Start at the line containing "Write the React, TypeScript", stop at the line containing "165, 165, 165];", and please reproduce every line in between, both ends included, without pictures.

## Start Task input

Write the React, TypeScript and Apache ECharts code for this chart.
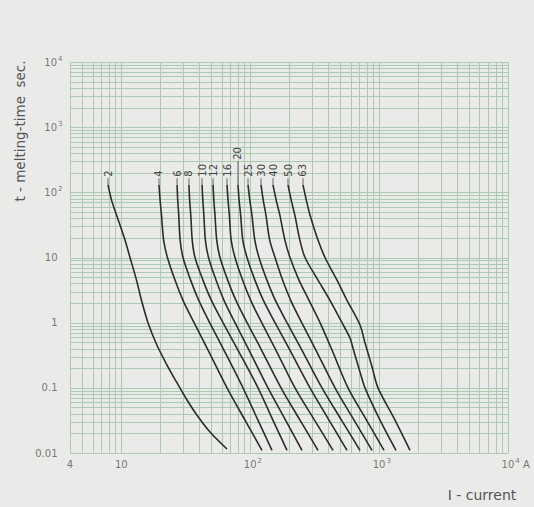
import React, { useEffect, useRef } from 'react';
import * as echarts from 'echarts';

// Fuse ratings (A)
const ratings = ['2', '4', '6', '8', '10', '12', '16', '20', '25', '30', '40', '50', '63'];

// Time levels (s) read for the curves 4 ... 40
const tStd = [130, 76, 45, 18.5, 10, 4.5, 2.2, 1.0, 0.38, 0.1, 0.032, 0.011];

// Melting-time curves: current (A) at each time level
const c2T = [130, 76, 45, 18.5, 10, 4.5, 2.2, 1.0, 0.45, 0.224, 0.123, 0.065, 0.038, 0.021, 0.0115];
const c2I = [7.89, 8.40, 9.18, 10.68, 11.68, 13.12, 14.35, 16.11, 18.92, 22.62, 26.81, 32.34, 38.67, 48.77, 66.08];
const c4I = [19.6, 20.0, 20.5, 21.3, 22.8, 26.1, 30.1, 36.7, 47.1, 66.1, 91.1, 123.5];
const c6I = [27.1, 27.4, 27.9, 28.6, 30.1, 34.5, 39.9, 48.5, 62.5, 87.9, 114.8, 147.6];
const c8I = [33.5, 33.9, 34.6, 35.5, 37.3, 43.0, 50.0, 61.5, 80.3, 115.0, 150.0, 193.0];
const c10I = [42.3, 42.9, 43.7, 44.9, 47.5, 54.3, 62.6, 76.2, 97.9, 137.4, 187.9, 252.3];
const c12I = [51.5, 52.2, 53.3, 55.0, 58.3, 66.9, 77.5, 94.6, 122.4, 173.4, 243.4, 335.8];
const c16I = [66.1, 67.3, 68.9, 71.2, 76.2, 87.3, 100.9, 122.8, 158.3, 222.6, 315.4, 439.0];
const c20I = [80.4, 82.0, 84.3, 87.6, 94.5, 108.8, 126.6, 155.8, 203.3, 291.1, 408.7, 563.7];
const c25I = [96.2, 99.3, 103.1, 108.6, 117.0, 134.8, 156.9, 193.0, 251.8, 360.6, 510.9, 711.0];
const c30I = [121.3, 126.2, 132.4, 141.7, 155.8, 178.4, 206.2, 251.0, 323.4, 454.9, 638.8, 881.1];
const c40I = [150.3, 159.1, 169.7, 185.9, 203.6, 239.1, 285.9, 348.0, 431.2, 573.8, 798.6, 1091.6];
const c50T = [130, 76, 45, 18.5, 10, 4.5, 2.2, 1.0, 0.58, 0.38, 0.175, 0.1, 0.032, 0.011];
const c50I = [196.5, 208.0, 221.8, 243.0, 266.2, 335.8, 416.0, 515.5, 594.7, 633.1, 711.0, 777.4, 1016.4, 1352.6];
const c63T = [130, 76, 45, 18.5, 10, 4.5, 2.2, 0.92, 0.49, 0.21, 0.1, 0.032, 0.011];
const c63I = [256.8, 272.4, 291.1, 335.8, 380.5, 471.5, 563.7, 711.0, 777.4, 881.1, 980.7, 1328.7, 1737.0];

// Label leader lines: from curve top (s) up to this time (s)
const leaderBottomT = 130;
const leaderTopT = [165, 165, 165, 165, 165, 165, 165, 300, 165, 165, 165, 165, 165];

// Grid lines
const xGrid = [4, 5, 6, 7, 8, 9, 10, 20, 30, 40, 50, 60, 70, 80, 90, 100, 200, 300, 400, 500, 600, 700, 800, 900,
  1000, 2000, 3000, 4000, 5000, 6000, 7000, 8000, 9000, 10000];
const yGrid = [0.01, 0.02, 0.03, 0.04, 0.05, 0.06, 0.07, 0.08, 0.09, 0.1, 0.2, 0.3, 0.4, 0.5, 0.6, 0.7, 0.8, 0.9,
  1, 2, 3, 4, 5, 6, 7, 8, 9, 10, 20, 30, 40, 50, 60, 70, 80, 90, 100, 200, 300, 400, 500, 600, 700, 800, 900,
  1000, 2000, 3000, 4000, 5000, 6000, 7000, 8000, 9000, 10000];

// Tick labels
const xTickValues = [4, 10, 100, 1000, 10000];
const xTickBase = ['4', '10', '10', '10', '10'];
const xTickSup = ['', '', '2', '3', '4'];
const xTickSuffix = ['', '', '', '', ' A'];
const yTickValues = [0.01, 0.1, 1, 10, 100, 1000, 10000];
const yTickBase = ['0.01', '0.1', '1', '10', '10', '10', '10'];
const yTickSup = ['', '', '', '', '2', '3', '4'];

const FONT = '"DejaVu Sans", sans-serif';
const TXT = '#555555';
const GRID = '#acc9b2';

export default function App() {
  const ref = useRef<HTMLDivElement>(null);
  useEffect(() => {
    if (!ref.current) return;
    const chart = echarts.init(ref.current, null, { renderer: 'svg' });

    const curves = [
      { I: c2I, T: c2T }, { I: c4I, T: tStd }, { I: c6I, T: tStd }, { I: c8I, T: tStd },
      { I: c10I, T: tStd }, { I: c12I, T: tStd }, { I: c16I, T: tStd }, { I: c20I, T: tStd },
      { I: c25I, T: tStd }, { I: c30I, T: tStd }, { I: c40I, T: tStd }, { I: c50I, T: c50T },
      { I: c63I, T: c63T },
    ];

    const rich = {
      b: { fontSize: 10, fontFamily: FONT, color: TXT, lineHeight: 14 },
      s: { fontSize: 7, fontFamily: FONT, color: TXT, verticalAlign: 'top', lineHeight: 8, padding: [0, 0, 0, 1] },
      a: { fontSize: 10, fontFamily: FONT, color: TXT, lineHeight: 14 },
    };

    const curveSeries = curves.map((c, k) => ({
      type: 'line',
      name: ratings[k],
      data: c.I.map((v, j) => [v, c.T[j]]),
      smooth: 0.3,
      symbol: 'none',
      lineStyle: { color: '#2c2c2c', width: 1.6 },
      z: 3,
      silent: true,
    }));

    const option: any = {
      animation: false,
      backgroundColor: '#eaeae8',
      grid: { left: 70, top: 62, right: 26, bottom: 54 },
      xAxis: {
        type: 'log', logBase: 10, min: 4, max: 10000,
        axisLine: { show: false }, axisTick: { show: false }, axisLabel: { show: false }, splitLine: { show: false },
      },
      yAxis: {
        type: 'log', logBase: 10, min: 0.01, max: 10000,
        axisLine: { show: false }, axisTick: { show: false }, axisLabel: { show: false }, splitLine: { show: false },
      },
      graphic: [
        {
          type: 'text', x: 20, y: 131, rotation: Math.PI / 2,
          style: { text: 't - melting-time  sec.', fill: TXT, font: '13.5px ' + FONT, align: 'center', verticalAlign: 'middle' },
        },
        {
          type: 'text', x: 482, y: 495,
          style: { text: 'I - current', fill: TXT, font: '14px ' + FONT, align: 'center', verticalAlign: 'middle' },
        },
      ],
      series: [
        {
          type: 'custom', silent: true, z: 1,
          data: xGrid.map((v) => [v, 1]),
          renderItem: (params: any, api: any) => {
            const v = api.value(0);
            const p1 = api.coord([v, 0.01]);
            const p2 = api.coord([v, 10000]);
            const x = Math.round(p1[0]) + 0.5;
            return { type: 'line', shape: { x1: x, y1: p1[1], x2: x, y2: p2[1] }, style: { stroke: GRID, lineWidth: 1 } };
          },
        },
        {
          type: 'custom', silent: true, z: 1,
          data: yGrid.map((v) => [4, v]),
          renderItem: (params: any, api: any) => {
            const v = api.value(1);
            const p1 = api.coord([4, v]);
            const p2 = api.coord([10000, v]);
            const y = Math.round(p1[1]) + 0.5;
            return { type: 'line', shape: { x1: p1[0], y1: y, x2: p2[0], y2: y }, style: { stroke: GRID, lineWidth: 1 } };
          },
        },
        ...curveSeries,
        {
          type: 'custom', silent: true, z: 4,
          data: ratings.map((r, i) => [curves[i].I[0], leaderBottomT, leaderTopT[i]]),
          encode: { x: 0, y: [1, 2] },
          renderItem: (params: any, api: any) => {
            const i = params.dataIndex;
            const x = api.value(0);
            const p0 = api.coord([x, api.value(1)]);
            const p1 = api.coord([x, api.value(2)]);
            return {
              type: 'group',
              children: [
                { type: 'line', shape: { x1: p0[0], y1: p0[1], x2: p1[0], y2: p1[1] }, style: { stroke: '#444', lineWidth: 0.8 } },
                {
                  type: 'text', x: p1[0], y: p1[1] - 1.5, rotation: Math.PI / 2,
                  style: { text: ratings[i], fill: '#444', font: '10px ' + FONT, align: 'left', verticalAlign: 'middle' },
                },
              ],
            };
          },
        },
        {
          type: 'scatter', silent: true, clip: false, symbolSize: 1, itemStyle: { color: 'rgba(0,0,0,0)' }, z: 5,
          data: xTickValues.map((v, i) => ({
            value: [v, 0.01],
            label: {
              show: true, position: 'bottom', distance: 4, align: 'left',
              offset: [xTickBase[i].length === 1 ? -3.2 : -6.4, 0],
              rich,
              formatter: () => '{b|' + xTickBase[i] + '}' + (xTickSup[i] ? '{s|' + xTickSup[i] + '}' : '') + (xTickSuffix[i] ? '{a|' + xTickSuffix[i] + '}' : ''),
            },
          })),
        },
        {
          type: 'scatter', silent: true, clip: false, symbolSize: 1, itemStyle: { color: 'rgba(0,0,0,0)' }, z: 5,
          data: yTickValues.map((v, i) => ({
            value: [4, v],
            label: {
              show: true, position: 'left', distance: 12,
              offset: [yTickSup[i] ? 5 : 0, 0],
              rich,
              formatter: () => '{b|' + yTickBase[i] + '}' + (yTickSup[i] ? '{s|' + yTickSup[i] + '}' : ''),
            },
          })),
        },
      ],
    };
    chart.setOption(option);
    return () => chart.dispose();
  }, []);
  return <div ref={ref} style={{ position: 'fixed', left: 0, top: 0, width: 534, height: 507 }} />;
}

## End Task input
## Start Task input

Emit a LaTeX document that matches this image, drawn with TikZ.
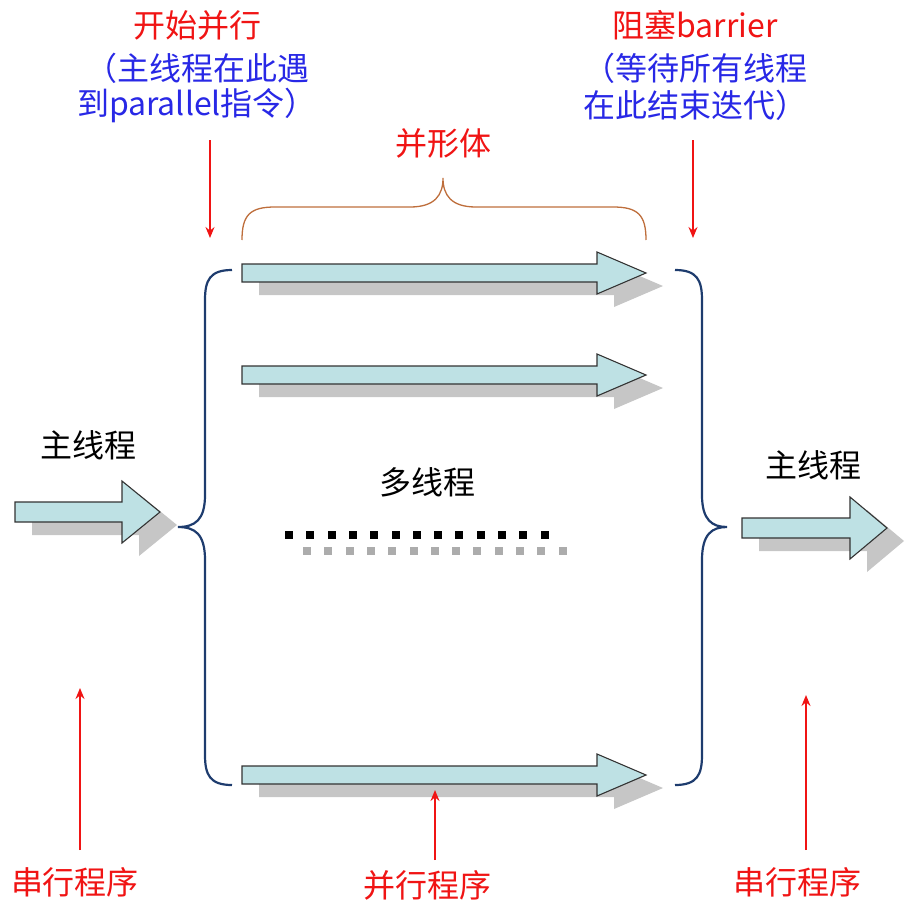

## End Task input
## Start Task input

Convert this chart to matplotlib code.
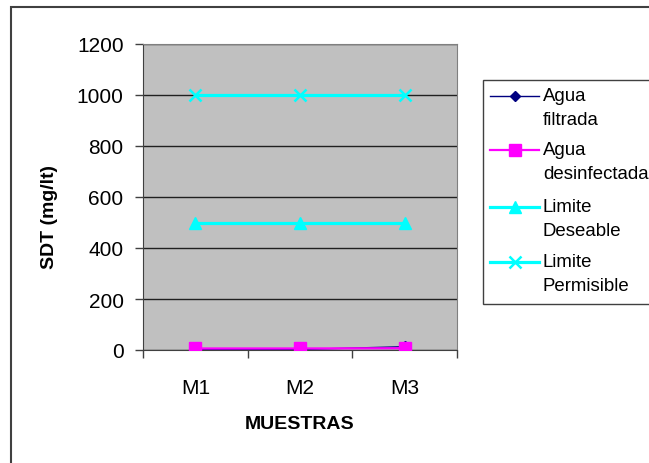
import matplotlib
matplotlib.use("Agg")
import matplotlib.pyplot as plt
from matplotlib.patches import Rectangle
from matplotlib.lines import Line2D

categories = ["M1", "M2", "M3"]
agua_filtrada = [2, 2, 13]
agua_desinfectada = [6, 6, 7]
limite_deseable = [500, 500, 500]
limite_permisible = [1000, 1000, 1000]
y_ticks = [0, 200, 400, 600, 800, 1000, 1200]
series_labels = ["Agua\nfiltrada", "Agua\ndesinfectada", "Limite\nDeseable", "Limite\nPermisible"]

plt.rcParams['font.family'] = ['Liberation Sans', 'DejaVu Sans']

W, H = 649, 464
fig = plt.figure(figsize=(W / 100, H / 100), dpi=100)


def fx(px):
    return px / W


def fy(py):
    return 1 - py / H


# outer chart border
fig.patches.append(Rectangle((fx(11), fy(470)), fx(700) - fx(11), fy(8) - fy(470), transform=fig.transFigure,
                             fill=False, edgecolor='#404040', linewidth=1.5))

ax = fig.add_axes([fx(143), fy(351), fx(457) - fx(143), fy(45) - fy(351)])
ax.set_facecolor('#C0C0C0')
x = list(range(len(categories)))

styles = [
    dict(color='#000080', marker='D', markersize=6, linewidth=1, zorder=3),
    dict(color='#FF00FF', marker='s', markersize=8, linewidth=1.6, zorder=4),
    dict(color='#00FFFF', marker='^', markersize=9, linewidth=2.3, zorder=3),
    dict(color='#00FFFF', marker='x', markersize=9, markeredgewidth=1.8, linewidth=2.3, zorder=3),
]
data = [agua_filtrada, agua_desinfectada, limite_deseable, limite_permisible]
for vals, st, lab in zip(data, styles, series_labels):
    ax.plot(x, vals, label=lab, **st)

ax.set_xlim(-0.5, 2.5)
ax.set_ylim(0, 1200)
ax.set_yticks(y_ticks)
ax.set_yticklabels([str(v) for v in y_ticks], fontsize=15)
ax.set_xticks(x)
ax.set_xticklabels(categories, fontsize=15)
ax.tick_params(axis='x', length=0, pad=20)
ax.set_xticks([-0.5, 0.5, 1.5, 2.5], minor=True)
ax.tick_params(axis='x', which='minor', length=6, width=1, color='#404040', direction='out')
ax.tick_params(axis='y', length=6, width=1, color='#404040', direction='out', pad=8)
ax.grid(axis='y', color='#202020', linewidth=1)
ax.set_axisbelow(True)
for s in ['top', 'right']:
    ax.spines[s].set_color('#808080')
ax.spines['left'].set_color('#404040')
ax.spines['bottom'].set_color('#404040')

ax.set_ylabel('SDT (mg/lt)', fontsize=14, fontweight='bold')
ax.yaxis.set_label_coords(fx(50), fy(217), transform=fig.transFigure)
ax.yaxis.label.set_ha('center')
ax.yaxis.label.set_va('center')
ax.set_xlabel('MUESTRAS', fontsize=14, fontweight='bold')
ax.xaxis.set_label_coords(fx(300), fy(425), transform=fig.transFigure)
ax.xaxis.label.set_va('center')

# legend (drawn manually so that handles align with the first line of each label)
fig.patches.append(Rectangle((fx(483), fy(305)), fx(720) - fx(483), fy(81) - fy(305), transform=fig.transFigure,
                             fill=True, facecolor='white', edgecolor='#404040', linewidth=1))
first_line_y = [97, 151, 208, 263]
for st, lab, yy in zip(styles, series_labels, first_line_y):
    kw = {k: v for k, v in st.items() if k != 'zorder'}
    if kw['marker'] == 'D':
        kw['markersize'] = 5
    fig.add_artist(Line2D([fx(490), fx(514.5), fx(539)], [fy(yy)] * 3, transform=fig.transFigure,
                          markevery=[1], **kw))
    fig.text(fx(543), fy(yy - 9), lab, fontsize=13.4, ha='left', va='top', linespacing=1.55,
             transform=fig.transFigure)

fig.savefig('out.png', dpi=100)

## End Task input

:: Finished answer ::
Write the React, TypeScript and Apache ECharts code for this chart.
import React, { useEffect, useRef } from 'react';
import * as echarts from 'echarts';

// Fuse ratings (A)
const ratings = ['2', '4', '6', '8', '10', '12', '16', '20', '25', '30', '40', '50', '63'];

// Time levels (s) read for the curves 4 ... 40
const tStd = [130, 76, 45, 18.5, 10, 4.5, 2.2, 1.0, 0.38, 0.1, 0.032, 0.011];

// Melting-time curves: current (A) at each time level
const c2T = [130, 76, 45, 18.5, 10, 4.5, 2.2, 1.0, 0.45, 0.224, 0.123, 0.065, 0.038, 0.021, 0.0115];
const c2I = [7.89, 8.40, 9.18, 10.68, 11.68, 13.12, 14.35, 16.11, 18.92, 22.62, 26.81, 32.34, 38.67, 48.77, 66.08];
const c4I = [19.6, 20.0, 20.5, 21.3, 22.8, 26.1, 30.1, 36.7, 47.1, 66.1, 91.1, 123.5];
const c6I = [27.1, 27.4, 27.9, 28.6, 30.1, 34.5, 39.9, 48.5, 62.5, 87.9, 114.8, 147.6];
const c8I = [33.5, 33.9, 34.6, 35.5, 37.3, 43.0, 50.0, 61.5, 80.3, 115.0, 150.0, 193.0];
const c10I = [42.3, 42.9, 43.7, 44.9, 47.5, 54.3, 62.6, 76.2, 97.9, 137.4, 187.9, 252.3];
const c12I = [51.5, 52.2, 53.3, 55.0, 58.3, 66.9, 77.5, 94.6, 122.4, 173.4, 243.4, 335.8];
const c16I = [66.1, 67.3, 68.9, 71.2, 76.2, 87.3, 100.9, 122.8, 158.3, 222.6, 315.4, 439.0];
const c20I = [80.4, 82.0, 84.3, 87.6, 94.5, 108.8, 126.6, 155.8, 203.3, 291.1, 408.7, 563.7];
const c25I = [96.2, 99.3, 103.1, 108.6, 117.0, 134.8, 156.9, 193.0, 251.8, 360.6, 510.9, 711.0];
const c30I = [121.3, 126.2, 132.4, 141.7, 155.8, 178.4, 206.2, 251.0, 323.4, 454.9, 638.8, 881.1];
const c40I = [150.3, 159.1, 169.7, 185.9, 203.6, 239.1, 285.9, 348.0, 431.2, 573.8, 798.6, 1091.6];
const c50T = [130, 76, 45, 18.5, 10, 4.5, 2.2, 1.0, 0.58, 0.38, 0.175, 0.1, 0.032, 0.011];
const c50I = [196.5, 208.0, 221.8, 243.0, 266.2, 335.8, 416.0, 515.5, 594.7, 633.1, 711.0, 777.4, 1016.4, 1352.6];
const c63T = [130, 76, 45, 18.5, 10, 4.5, 2.2, 0.92, 0.49, 0.21, 0.1, 0.032, 0.011];
const c63I = [256.8, 272.4, 291.1, 335.8, 380.5, 471.5, 563.7, 711.0, 777.4, 881.1, 980.7, 1328.7, 1737.0];

// Label leader lines: from curve top (s) up to this time (s)
const leaderBottomT = 130;
const leaderTopT = [165, 165, 165, 165, 165, 165, 165, 300, 165, 165, 165, 165, 165];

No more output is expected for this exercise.